Desde que F. Froebel definiera al juego como el “método” para
enseñar a niños
pequeños, todos los libros de pedagogía o didáctica destinados a
la educación
inicial lo abordan como su principal ocupación, el modo en que
se construye
el conocimiento y el eje sobre el que deben pensarse las
prácticas de calidad. Ahora
bien, estas ideas no necesariamente quedan expresadas en el modo
en que se diseñan
las prácticas o en el tiempo que se le dedica al juego en la
vida escolar. Diversas investigaciones
muestran que jugar representa menos del 20 % del tiempo dedicado
a la
enseñanza y de este porcentaje, sólo el 7 % refiere a juegos
diseñados por el maestro
(Sarlé, 2006; Batiuk, 2010).
Cuando pensamos en el juego como medio para enseñar contenidos o
sostener
la atención del niño no siempre estamos imaginando enseñar
juegos que
“apasionen”, juegos que inviten a los niños a repetirlos y
amplíen su capacidad
lúdica, su repertorio de juegos; juegos en los que el dominio de
la situación no esté en
el maestro sino en los jugadores, juegos de los que se pueda
disponer y elegir cuando
se está con amigos, se necesite ocupar un tiempo inerte,
distraerse o simplemente dejar
volar la imaginación. Estos juegos son los que vale la pena
traer a la escuela. Elegirlos
supone mirar no sólo el contenido sino también el “valor” del
juego en sí.
Cada tipo de juego supone un modo de intervención específico.
Para el maestro
no resulta difícil elegir juegos, presentarlos, evaluar su
resultado. Sin embargo, intervenir
mientras los niños juegan, descubrir cuál es la mediación más
pertinente para cada
tipo de juego siempre resulta un desafío.

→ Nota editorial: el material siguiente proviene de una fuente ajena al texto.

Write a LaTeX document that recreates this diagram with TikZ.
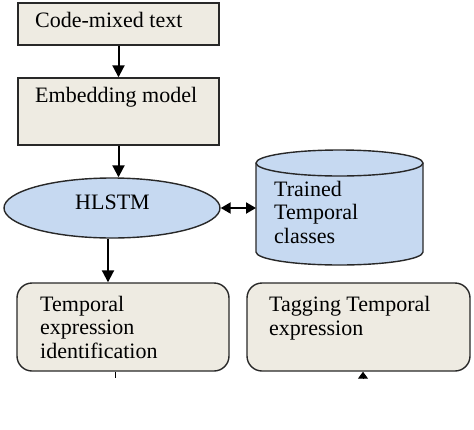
\documentclass[tikz,border=0pt]{standalone}
\usepackage{fontspec}
\setmainfont{Liberation Serif}
\usetikzlibrary{arrows.meta,shapes.geometric}
\definecolor{beige}{RGB}{238,235,226}
\definecolor{lblue}{RGB}{198,217,241}
\definecolor{edge}{RGB}{40,40,40}
\tikzset{
  boxsq/.style={draw=edge, line width=1.4pt, fill=beige, rectangle, inner sep=0pt},
  boxrd/.style={boxsq, rounded corners=15pt},
  txt/.style={inner sep=0pt, align=left, anchor=base west, font=\fontsize{22}{23.5}\selectfont},
  conn/.style={line width=2pt, -{Triangle[length=12pt,width=12pt]}},
  dconn/.style={line width=2pt, {Triangle[length=10pt,width=11pt]}-{Triangle[length=10pt,width=11pt]}}
}
\begin{document}
\begin{tikzpicture}[x=1pt,y=-1pt]
\useasboundingbox (0,0) rectangle (474,429);
% boxes
\node[boxsq, minimum width=201pt, minimum height=42pt] (code) at (118.5,24) {};
\node[txt] (codet) at (35,27) {Code-mixed text};
\node[boxsq, minimum width=201pt, minimum height=67pt] (emb) at (118.5,111.5) {};
\node[txt] (embt) at (35,102) {Embedding model};
\node[ellipse, draw=edge, line width=1.4pt, fill=lblue, minimum width=216pt, minimum height=60pt, inner sep=0pt] (hl) at (112,208) {};
\node[txt] (hlt) at (75,209) {HLSTM};
% cylinder
\path[draw=edge, line width=1.4pt, fill=lblue] (256,163) -- (256,252) arc[start angle=180, end angle=0, x radius=83.5, y radius=13] -- (423,163) arc[start angle=0, end angle=-180, x radius=83.5, y radius=13] -- cycle;
\draw[edge, line width=1.4pt] (256,163) arc[start angle=180, end angle=0, x radius=83.5, y radius=13];
\coordinate (cyl) at (256,208);
\node[txt] (cylt) at (274,243) {Trained\\Temporal\\classes};
% bottom boxes
\node[boxrd, minimum width=212pt, minimum height=88pt] (tei) at (123,327) {};
\node[txt] (teit) at (40,358) {Temporal\\expression\\identification};
\node[boxrd, minimum width=223pt, minimum height=88pt] (tag) at (358.5,327) {};
\node[txt] (tagt) at (269,335) {Tagging Temporal\\expression};
% connectors
\draw[conn] (code.south) -- (emb.north);
\draw[conn] (emb.south) -- (emb.south |- hl.north);
\draw[conn] (hl.south -| 108,0) -- (tei.north -| 108,0);
\draw[dconn] (hl.east) -- (cyl);
\coordinate (s1) at (115,378);
\draw[line width=1pt] (tei.south -| s1) -- (s1);
\coordinate (s2) at (363,379);
\draw[line width=1pt, -{Triangle[length=7pt,width=10pt]}] (s2) -- (tag.south -| s2);
\end{tikzpicture}
\end{document}
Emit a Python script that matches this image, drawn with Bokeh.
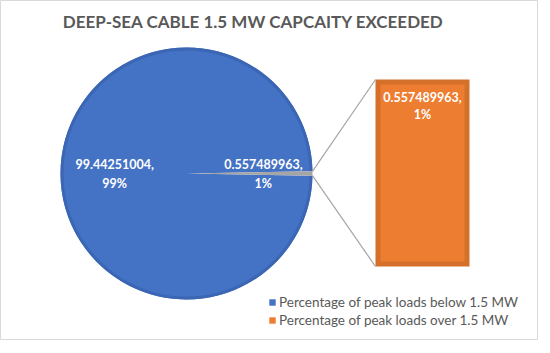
import numpy as np
from bokeh.plotting import figure
from bokeh.models import Range1d, Legend, LegendItem
from bokeh.core.properties import value
from bokeh.embed import file_html
from bokeh.resources import INLINE

# ---- data ----
categories = ["Percentage of peak loads below 1.5 MW", "Percentage of peak loads over 1.5 MW"]
values = [99.44251004, 0.557489963]
pct_labels = ["99%", "1%"]
title_text = "DEEP-SEA CABLE 1.5 MW CAPCAITY EXCEEDED"

BLUE = "#4472C4"
BLUE_EDGE = "#3B66B3"
GREY = "#A5A5A5"
ORANGE = "#ED7D31"
ORANGE_EDGE = "#D5702B"
TXT = "#595959"
FONT = "Lato"

W, H = 538, 340
p = figure(width=W, height=H, output_backend="svg", toolbar_location=None,
           x_range=Range1d(8, 8 + W), y_range=Range1d(8 + H, 8),
           min_border=0, background_fill_color="white", border_fill_color="white",
           outline_line_color="#D9D9D9", outline_line_width=1)
p.axis.visible = False
p.grid.visible = False

# pie geometry (screen-like coordinates)
cx, cy, r = 194.0, 181.0, 126.0
total = sum(values)
theta = 2 * np.pi * values[1] / total
a0, a1 = theta / 2, 2 * np.pi - theta / 2

blue = p.wedge(x=[cx], y=[cy], radius=r, radius_units="screen",
               start_angle=a0, end_angle=a1, fill_color=BLUE, line_color=None)
p.arc(x=[cx], y=[cy], radius=r - 1.5, radius_units="screen", start_angle=a0, end_angle=a1,
      line_color=BLUE_EDGE, line_width=3)
p.wedge(x=[cx], y=[cy], radius=r, radius_units="screen",
        start_angle=-theta / 2, end_angle=theta / 2, fill_color=GREY, line_color=None)

# bar of pie (secondary plot)
bx0, bx1, by_bottom, bh = 383.0, 477.0, 274.0, 187.0
sec_vals = [values[1]]
bar_top = by_bottom - bh * sec_vals[0] / sum(sec_vals)
p.quad(left=[bx0], right=[bx1], top=[bar_top], bottom=[by_bottom],
       fill_color=ORANGE_EDGE, line_color=None)
orange = p.quad(left=[bx0 + 5], right=[bx1 - 5], top=[bar_top + 5], bottom=[by_bottom - 5],
                fill_color=ORANGE, line_color=None)

# connector lines
ex = cx + r * np.cos(theta / 2)
dy = r * np.sin(theta / 2)
p.segment(x0=[ex, ex], y0=[cy - dy, cy + dy], x1=[bx0, bx0], y1=[bar_top, by_bottom],
          line_color=GREY, line_width=1.2)

# data labels
lab_font = dict(text_font=value(FONT), text_font_style="bold", text_font_size="12.5px",
                text_color="white", text_align="center", text_baseline="middle")
fmt = lambda v: repr(v) + ","
lx_blue = cx - 0.57 * r
lx_grey = cx + 0.61 * r
p.text(x=[lx_blue, lx_blue], y=[cy - 9.5, cy + 9.5],
       text=[fmt(values[0]), pct_labels[0]], **lab_font)
p.text(x=[lx_grey, lx_grey], y=[cy - 9.5, cy + 9.5],
       text=[fmt(values[1]), pct_labels[1]], **lab_font)
bcx = (bx0 + bx1) / 2
p.text(x=[bcx, bcx], y=[bar_top + 17, bar_top + 35],
       text=[fmt(values[1]), pct_labels[1]], **lab_font)

# title
p.text(x=[261], y=[29], text=[title_text], text_font=value(FONT), text_font_style="bold",
       text_font_size="17px", text_color=TXT, text_align="center", text_baseline="middle")

legend = Legend(items=[LegendItem(label=categories[0], renderers=[blue]),
                       LegendItem(label=categories[1], renderers=[orange])],
                location=(268, 12), orientation="vertical",
                label_text_font=FONT, label_text_font_size="13.5px", label_text_color=TXT,
                glyph_width=8, glyph_height=8, label_standoff=3, label_height=14,
                spacing=2, padding=0, margin=0, border_line_color=None,
                background_fill_alpha=0)
p.add_layout(legend, "center")

open("out.html", "w").write(file_html(p, INLINE))
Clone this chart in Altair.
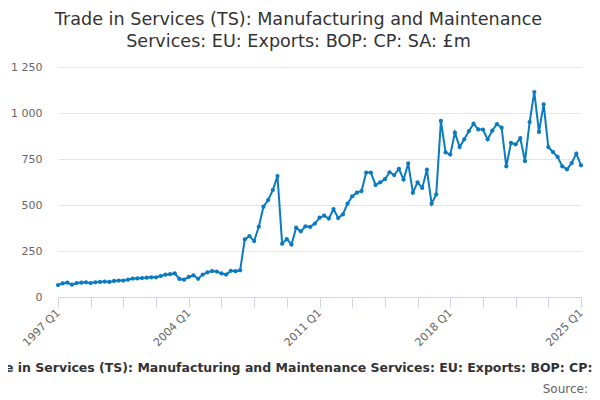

La mediación del maestro en el juego presenta un amplio espectro
de posibilidades
que van desde la observación atenta de los niños hasta la
participación como un
jugador más o “director” que orienta y regula el juego. En todos
los casos, el docente
necesita tomar decisiones que no interrumpan el juego pero que
lo ordenen respetando
las características que le son propias.